In 2017, a key partner requested the assistance of the Global Research Team to evaluate the effectiveness of National Church Planting Processes on a global scale. An online survey was used, and over 110 workers with significant experience participated. This report introduces the major findings of the study and highlights new insights pertinent to advancing national church planting processes around the world. This first-of-its-kind report is available here. A second report, available here, focuses on the vital role of national leadership in advancing national church planting processes. Other NCPP articles are available here.
A National Church Planting Process is based on the DAWN vision, which became a major strategy for world evangelization in the 1990s. DAWN, an acronym that stands for “Disciple A Whole Nation,” has biblical roots in Matthew 28:19-20. The DAWN vision, akin to “Saturation Church Planting”, grew out of Jim Montgomery’s experience in the Philippines as an OC missionary. In the 1970s Montgomery, along with Donald McGavran, played a key role in motivating and mobilizing Philippine church leaders to set a goal of establishing an evangelizing congregation in every small community of the country by the year 2000. Projections estimated that this would require 50,000 churches, quite an audacious goal when there were roughly 5,000 evangelical churches in the country! But by 2000, the Philippines had more than 50,000 evangelical churches - though not every small community had an evangelizing church.
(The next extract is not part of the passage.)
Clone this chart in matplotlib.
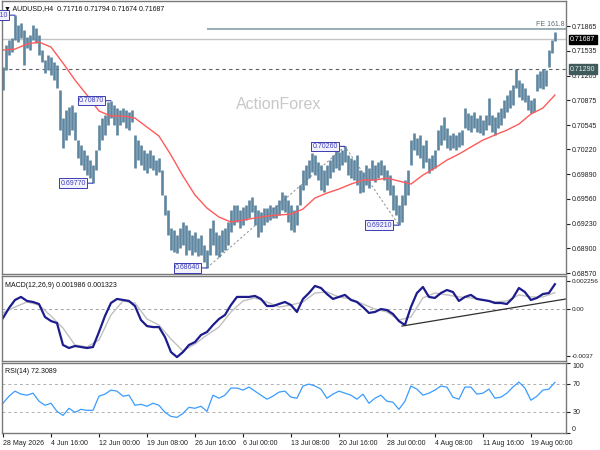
import matplotlib
matplotlib.use("Agg")
import matplotlib.pyplot as plt
import matplotlib.transforms as mtransforms
import numpy as np

plt.rcParams['font.family'] = ['Liberation Sans', 'DejaVu Sans']

# AUDUSD H4, each entry = two 4h bars (high / low)
highs = [0.7132, 0.7161, 0.7168, 0.7171, 0.7201, 0.7188, 0.7191, 0.7181, 0.7172, 0.7175,
         0.7188, 0.7184, 0.7175, 0.7155, 0.7141, 0.7148, 0.7145, 0.7139, 0.7135, 0.7101,
         0.7064, 0.7075, 0.7079, 0.7081, 0.7072, 0.7035, 0.7028, 0.7021, 0.7015, 0.7008,
         0.7001, 0.7021, 0.7055, 0.7064, 0.7068, 0.7085, 0.7087, 0.7081, 0.7077, 0.7075,
         0.7077, 0.7075, 0.7072, 0.7075, 0.7041, 0.7035, 0.7028, 0.7021, 0.7017, 0.7021,
         0.7015, 0.7008, 0.7011, 0.6995, 0.6961, 0.6941, 0.6917, 0.6915, 0.6908, 0.6917,
         0.6925, 0.6921, 0.6915, 0.6908, 0.6912, 0.6904, 0.6908, 0.6895, 0.6888, 0.6917,
         0.6928, 0.6912, 0.6908, 0.6915, 0.6917, 0.6925, 0.6941, 0.6948, 0.6948, 0.6941,
         0.6945, 0.6948, 0.6955, 0.6959, 0.6948, 0.6941, 0.6939, 0.6944, 0.6944, 0.6948,
         0.6945, 0.6948, 0.6955, 0.6965, 0.6961, 0.6955, 0.6948, 0.6941, 0.6948, 0.6975,
         0.6995, 0.7001, 0.7008, 0.7017, 0.7015, 0.7005, 0.7001, 0.6995, 0.7001, 0.7008,
         0.7015, 0.7021, 0.7019, 0.7021, 0.7026, 0.7015, 0.7011, 0.7008, 0.7015, 0.6995,
         0.6992, 0.7001, 0.6997, 0.7008, 0.7001, 0.7005, 0.7008, 0.7001, 0.6995, 0.6988,
         0.6975, 0.6961, 0.6948, 0.6961, 0.6981, 0.6995, 0.7035, 0.7044, 0.7037, 0.7041,
         0.7028, 0.7035, 0.7011, 0.7015, 0.7021, 0.7048, 0.7055, 0.7065, 0.7051, 0.7041,
         0.7044, 0.7041, 0.7045, 0.7048, 0.7077, 0.7071, 0.7068, 0.7072, 0.7064, 0.7068,
         0.7061, 0.7068, 0.7091, 0.7068, 0.7065, 0.7072, 0.7077, 0.7088, 0.7095, 0.7101,
         0.7108, 0.7129, 0.7115, 0.7111, 0.7104, 0.7095, 0.7088, 0.7091, 0.7122, 0.7127,
         0.7129, 0.7128, 0.7155, 0.7168, 0.7179]
lows = [0.7101, 0.7128, 0.7148, 0.7152, 0.7168, 0.7165, 0.7171, 0.7135, 0.7157, 0.7155,
        0.7168, 0.7164, 0.7148, 0.7139, 0.7124, 0.7128, 0.7121, 0.7115, 0.7104, 0.7048,
        0.7024, 0.7035, 0.7041, 0.7048, 0.7035, 0.7011, 0.7001, 0.6995, 0.6988, 0.6984,
        0.6977, 0.6995, 0.7021, 0.7035, 0.7041, 0.7055, 0.7064, 0.7055, 0.7041, 0.7055,
        0.7059, 0.7051, 0.7048, 0.7059, 0.6997, 0.7008, 0.7001, 0.6995, 0.6991, 0.6997,
        0.6995, 0.6988, 0.6992, 0.6961, 0.6935, 0.6908, 0.6888, 0.6885, 0.6884, 0.6891,
        0.6895, 0.6881, 0.6888, 0.6881, 0.6885, 0.6880, 0.6881, 0.6872, 0.6864, 0.6881,
        0.6895, 0.6881, 0.6879, 0.6885, 0.6888, 0.6895, 0.6912, 0.6921, 0.6925, 0.6917,
        0.6921, 0.6928, 0.6931, 0.6939, 0.6921, 0.6905, 0.6912, 0.6921, 0.6925, 0.6928,
        0.6931, 0.6931, 0.6935, 0.6941, 0.6939, 0.6925, 0.6915, 0.6912, 0.6921, 0.6948,
        0.6968, 0.6975, 0.6984, 0.6992, 0.6988, 0.6981, 0.6968, 0.6965, 0.6975, 0.6984,
        0.6992, 0.6997, 0.6995, 0.7001, 0.7005, 0.6988, 0.6984, 0.6981, 0.6975, 0.6964,
        0.6965, 0.6975, 0.6971, 0.6981, 0.6979, 0.6984, 0.6988, 0.6981, 0.6968, 0.6961,
        0.6941, 0.6935, 0.6921, 0.6925, 0.6948, 0.6961, 0.7001, 0.7021, 0.7015, 0.7011,
        0.6997, 0.7005, 0.6991, 0.6995, 0.6997, 0.7021, 0.7028, 0.7035, 0.7024, 0.7021,
        0.7024, 0.7021, 0.7025, 0.7028, 0.7051, 0.7048, 0.7045, 0.7051, 0.7045, 0.7044,
        0.7041, 0.7048, 0.7055, 0.7045, 0.7041, 0.7051, 0.7055, 0.7064, 0.7072, 0.7077,
        0.7081, 0.7104, 0.7092, 0.7088, 0.7085, 0.7075, 0.7071, 0.7072, 0.7100, 0.7104,
        0.7102, 0.7106, 0.7132, 0.7150, 0.7167]

# moving average, one value every 4 entries
ma = [0.71545, 0.71558, 0.71625, 0.71652, 0.71585, 0.71372, 0.71145, 0.70945, 0.70732, 0.70665,
      0.70665, 0.70638, 0.70518, 0.70398, 0.70145, 0.69865, 0.69612, 0.69438, 0.69318, 0.69252,
      0.69278, 0.69305, 0.69332, 0.69345, 0.69358, 0.69425, 0.69572, 0.69638, 0.69692, 0.69758,
      0.69812, 0.69812, 0.69838, 0.69798, 0.69758, 0.69878, 0.69972, 0.70078, 0.70158, 0.70252,
      0.70345, 0.70412, 0.70478, 0.70558, 0.70692, 0.70772, 0.70945]

# MACD main (every 2 entries) and signal (every 4 entries)
macd = [-0.00069, 0.00010, 0.00074, 0.00098, 0.00066, 0.00058, 0.00042, -0.00061, -0.00093, -0.00109,
        -0.00283, -0.00307, -0.00291, -0.00299, -0.00307, -0.00299, -0.00180, -0.00053, 0.00050, 0.00082,
        0.00074, 0.00066, 0.00026, -0.00085, -0.00133, -0.00141, -0.00141, -0.00220, -0.00339, -0.00379,
        -0.00339, -0.00283, -0.00260, -0.00204, -0.00180, -0.00125, -0.00077, -0.00045, 0.00034, 0.00098,
        0.00098, 0.00098, 0.00106, 0.00082, 0.00026, 0.00026, 0.00042, 0.00058, 0.00034, -0.00021,
        0.00082, 0.00129, 0.00185, 0.00169, 0.00121, 0.00082, 0.00098, 0.00114, 0.00074, 0.00058,
        0.00018, -0.00029, -0.00021, 0.00002, -0.00006, -0.00037, -0.00093, -0.00125, 0.00018, 0.00129,
        0.00177, 0.00098, 0.00090, 0.00129, 0.00153, 0.00137, 0.00066, 0.00098, 0.00114, 0.00082,
        0.00074, 0.00066, 0.00050, 0.00050, 0.00042, 0.00090, 0.00169, 0.00137, 0.00074, 0.00090,
        0.00121, 0.00129, 0.00199]
signal = [-0.00029, 0.00018, 0.00058, 0.00034, -0.00053, -0.00149, -0.00283, -0.00299, -0.00244, -0.00045,
          0.00066, 0.00050, -0.00077, -0.00125, -0.00236, -0.00331, -0.00275, -0.00204, -0.00141, -0.00021,
          0.00066, 0.00090, 0.00058, 0.00018, 0.00034, 0.00058, 0.00129, 0.00137, 0.00098, 0.00082,
          0.00042, 0.00002, -0.00021, -0.00085, -0.00061, 0.00090, 0.00129, 0.00114, 0.00098, 0.00090,
          0.00074, 0.00058, 0.00066, 0.00114, 0.00098, 0.00098, 0.00132]

# RSI(14), every 2 entries
rsi = [42.5, 52.6, 59.8, 55.5, 54.0, 56.9, 45.4, 39.6, 42.5, 30.9,
       25.1, 35.3, 29.5, 33.8, 32.4, 32.4, 52.6, 55.5, 61.3, 59.8,
       52.6, 54.0, 39.6, 41.0, 38.2, 42.5, 39.6, 29.5, 23.7, 22.3,
       28.0, 36.7, 35.3, 38.2, 30.9, 54.0, 49.7, 54.0, 64.2, 64.2,
       61.3, 65.6, 59.8, 54.0, 48.3, 52.6, 58.4, 59.8, 51.2, 49.7,
       67.1, 69.9, 67.1, 62.7, 49.7, 55.5, 59.8, 56.9, 54.0, 48.3,
       55.5, 42.5, 49.7, 54.0, 45.4, 44.0, 33.8, 45.4, 67.1, 62.7,
       54.0, 56.9, 61.3, 67.1, 65.6, 51.2, 48.3, 65.6, 65.6, 55.5,
       56.9, 62.7, 49.7, 51.2, 56.9, 65.6, 72.8, 64.2, 46.8, 52.6,
       61.3, 62.7, 72.3]

# pivots with price labels
piv_x = [4, 36, 30, 68, 114, 132]
piv_y = [0.7201, 0.7087, 0.6977, 0.6864, 0.7026, 0.6921]
piv_txt = ['0.72010', '0.70870', '0.69770', '0.68640', '0.70260', '0.69210']
zz = [3, 4, 5]  # pivots used by the FE dotted zigzag
fe_level = 0.71831
level_last = 0.71687
level_res = 0.71290
trend_x = [133, 187.7]
trend_y = [-0.00133, 0.00082]

price_ticks = [0.71865, 0.71535, 0.71205, 0.70875, 0.70545, 0.70220,
               0.69890, 0.69560, 0.69230, 0.68900, 0.68570]
date_pos = [0, 16, 32, 48, 64, 80, 96, 112, 128, 144, 160, 176]
date_txt = ['28 May 2026', '4 Jun 16:00', '12 Jun 00:00', '19 Jun 08:00', '26 Jun 16:00',
            '6 Jul 00:00', '13 Jul 08:00', '20 Jul 16:00', '28 Jul 00:00', '4 Aug 08:00',
            '11 Aug 16:00', '19 Aug 00:00']

fs = 5.0
x = np.arange(len(highs))
x_ma = np.arange(len(ma)) * 4
x_macd = np.arange(len(macd)) * 2
x_sig = np.arange(len(signal)) * 4
x_rsi = np.arange(len(rsi)) * 2
xl = (-0.33, 187.7)

fig = plt.figure(figsize=(6, 4.5), dpi=100)
ax = fig.add_axes([2/600, 1-274/450, 564/600, 273/450])
axm = fig.add_axes([2/600, 1-361/450, 564/600, 85/450])
axr = fig.add_axes([2/600, 1-433/450, 564/600, 70/450])

for a in (ax, axm, axr):
    a.set_xlim(*xl)
    for s in a.spines.values():
        s.set_color('#7a7a7a')
        s.set_linewidth(1.0)
    a.yaxis.tick_right()
    a.tick_params(axis='y', labelsize=fs, length=3, pad=1.5, colors='#202020')
    a.tick_params(axis='x', length=0, labelbottom=False)

# ---- price panel
ax.set_ylim(0.68559, 0.72199)
ax.set_yticks(price_ticks)
ax.set_yticklabels([f'{v:.5f}' for v in price_ticks])
ax.text(0.49, 0.62, 'ActionForex', transform=ax.transAxes, size=11.5,
        color='#c8c8c8', ha='center', va='center')
ax.axhline(level_last, color='#c4c4c4', lw=1)
ax.axhline(level_res, color='#606060', lw=0.8, ls=(0, (3, 3)))
ax.hlines(fe_level, piv_x[zz[0]], xl[1], color='#8aa0a8', lw=1.2)
ax.text(xl[1] - 0.6, fe_level + 0.0001, 'FE 161.8', ha='right', va='bottom',
        size=fs, color='#5a6c74')
ax.plot([piv_x[i] for i in zz], [piv_y[i] for i in zz], color='#9a9a9a',
        lw=0.8, ls=(0, (2, 2)))
ax.vlines(x, lows, highs, color='#5f86a0', lw=1.9)
ax.plot(x_ma, ma, color='#ff5a5a', lw=1)
for px_, py_, t in zip(piv_x, piv_y, piv_txt):
    ax.annotate(t, xy=(px_, py_), xytext=(-5, 0), textcoords='offset points',
                ha='right', va='center', size=fs, color='#4040b8',
                bbox=dict(boxstyle='square,pad=0.18', fc='#f2f2ff', ec='#3c3cb0', lw=0.7),
                arrowprops=dict(arrowstyle='-', color='#3c3cb0', lw=0.8,
                                shrinkA=0, shrinkB=0), annotation_clip=False)
ax.text(0.004, 0.985, '\u25bc AUDUSD,H4  0.71716 0.71794 0.71674 0.71687',
        transform=ax.transAxes, ha='left', va='top', size=fs, color='#101010')
tr = mtransforms.blended_transform_factory(ax.transAxes, ax.transData)
ax.text(1.007, level_last, f'{level_last:.5f}', transform=tr, size=fs, color='white',
        va='center', ha='left',
        bbox=dict(boxstyle='square,pad=0.2', fc='#000000', ec='#000000'))
ax.text(1.007, level_res, f'{level_res:.5f}', transform=tr, size=fs, color='#e8f0f0',
        va='center', ha='left',
        bbox=dict(boxstyle='square,pad=0.2', fc='#3e5a5a', ec='#3e5a5a'))

# ---- MACD panel
axm.set_ylim(-0.0041, 0.00264)
axm.axhline(0, color='#a0a0a0', lw=0.7, ls=(0, (3, 3)))
axm.plot(x_sig, signal, color='#c0c0c0', lw=1)
axm.plot(x_macd, macd, color='#1c1c8c', lw=1.6)
axm.plot(trend_x, trend_y, color='#303030', lw=0.9)
axm.set_yticks([0.002256, 0.0, -0.0037])
axm.set_yticklabels(['0.002256', '0.00', '-0.0037'])
axm.tick_params(axis='y', labelsize=4.6, pad=1)
axm.text(0.006, 0.93, 'MACD(12,26,9) 0.001986 0.001323', transform=axm.transAxes,
         ha='left', va='top', size=fs, color='#101010')

# ---- RSI panel
axr.set_ylim(0, 100)
axr.axhline(70, color='#b0b0b0', lw=0.7, ls=(0, (3, 3)))
axr.axhline(30, color='#b0b0b0', lw=0.7, ls=(0, (3, 3)))
axr.plot(x_rsi, rsi, color='#3a9cff', lw=0.9)
axr.set_yticks([100, 70, 30, 0])
axr.set_yticklabels(['100', '70', '30', '0'])
lbls = axr.get_yticklabels()
lbls[0].set_va('top')
lbls[-1].set_va('bottom')
axr.text(0.006, 0.93, 'RSI(14) 72.3089', transform=axr.transAxes,
         ha='left', va='top', size=fs, color='#101010')
axr.set_xticks(date_pos)
axr.set_xticklabels(date_txt, ha='left')
axr.tick_params(axis='x', length=3, pad=2, labelsize=fs, labelbottom=True, colors='#202020')

fig.savefig('out.png', dpi=100)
DAWN became a highly significant world evangelism strategy during the final decade of the 20st century. In 1985 Montgomery founded Dawn Ministries to promote national church planting processes in other nations. Montgomery’s book, DAWN 2000: 7 Million Churches to Go, published in 1989, was key in spreading the vision globally. In the 1990s the DAWN strategy was championed by the Lausanne Movement, the World Evangelical Alliance as well as the AD 2000 and Beyond Movement. DAWN Report #21, a special AD 2000/GCOWE edition, lists 68 countries with active projects and mentions 68 additional nations seriously considering a DAWN-type project. A 1998 report disseminated by the World Evangelical Alliance for the Ibero American DAWN Congress ’98 provided information about DAWN projects for more than 60 countries. In 2002, Dr. Steve Steele, then Dawn Ministry's CEO, presented a paper at The Billy Graham Center Evangelism Roundtable. Steele mentions “150 or so DAWN national Projects.” Roughly a million new churches were planted in the 1990s as a result of these projects. Thus DAWN had a significant impact on world evangelization in the 1990s, which continues into the third millennium, even though Dawn Ministries has essentially ceased to function.
Although numerous studies of particular DAWN country projects have been undertaken, we were not familiar with meta-evaluation of DAWN initiatives. Thus we undertook the challenge of a multi-national evaluation of DAWN initiatives.